Like Scully, Uecker passed through life with almost no detractors, and not just because his methodology was to beat everyone to the detracting. He gave off an aura of knowing who he was and was not. Just as important, he knew where he was and was not. Uecker was more than content with being the definition of Milwaukee, staying in the Brewers' radio booth for more than half a century, all while doing the movies and ads and national broadcasts that somehow made him even more Milwaukee-centric. It was an act of rooting to the ground that is almost unheard of today. Uecker didn't put a shine on the Brewers when they didn't deserve one, but he didn't kick them when they were down, either. That's because he wasn't parlaying the Brewers gig into some better team in a bigger city. Mostly, he was revered for never leaving town even when Los Angeles might have been more logistically favorable. Who knew that being grounded was the best way to fly?

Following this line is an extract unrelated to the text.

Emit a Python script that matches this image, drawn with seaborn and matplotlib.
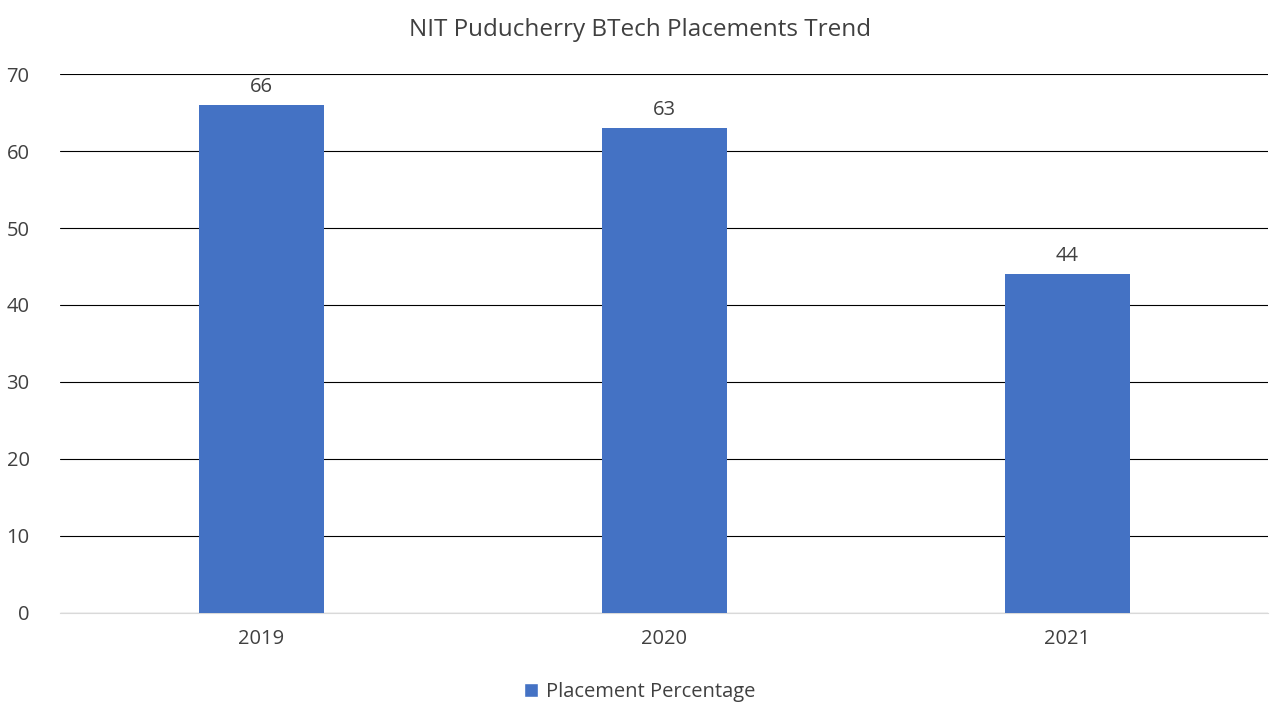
import matplotlib
matplotlib.use("Agg")
import matplotlib.pyplot as plt
import matplotlib.patches as mpatches
import seaborn as sns
import pandas as pd

years = ['2019', '2020', '2021']
placement_pct = [66, 63, 44]
series_name = 'Placement Percentage'

df = pd.DataFrame({'year': years, 'pct': placement_pct})

sns.set_style('white')
plt.rcParams['font.family'] = ['Open Sans', 'DejaVu Sans']

fig = plt.figure(figsize=(12.8, 7.2), dpi=100)
ax = fig.add_axes([0.047, 0.149, 0.944, 0.748])
sns.barplot(data=df, x='year', y='pct', color='#4472C4', width=0.31, saturation=1,
            linewidth=0, ax=ax, zorder=3)

ax.set_ylim(0, 70)
ax.set_yticks(range(0, 71, 10))
ax.grid(axis='y', color='#000000', linewidth=0.8, zorder=0)
for s in ['top', 'right', 'left']:
    ax.spines[s].set_visible(False)
ax.spines['bottom'].set_color('#D9D9D9')
ax.tick_params(axis='both', length=0, labelsize=14.5, colors='#404040')
ax.tick_params(axis='x', pad=12)
ax.tick_params(axis='y', pad=22)
ax.set_xlabel('')
ax.set_ylabel('')

for c in ax.containers:
    ax.bar_label(c, fmt='%d', padding=6, fontsize=14.5, color='#404040')

fig.suptitle('NIT Puducherry BTech Placements Trend', y=0.975, fontsize=17.5, color='#404040')
handle = mpatches.Patch(facecolor='#4472C4', label=series_name)
fig.legend(handles=[handle], loc='lower center', bbox_to_anchor=(0.5, 0.0), frameon=False,
           fontsize=14.5, labelcolor='#404040', handlelength=0.7, handleheight=0.7, handletextpad=0.4)

fig.savefig('out.png', dpi=100)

There will be flurries of other tributes in the next few days, from all corners; Uecker covered a great deal of ground despite starting his public life in a perpetual squat. Unlike nearly every other athlete of his era, Uecker was actually far better and more popular at everything that wasn't athletics-based. He got 90 years out of this simple-to-explain-and-hard-to-deliver formula, and he succeeded less by luck or planning and more by simply being what he was—the guy who made everyone happier by the simple act of entering their space.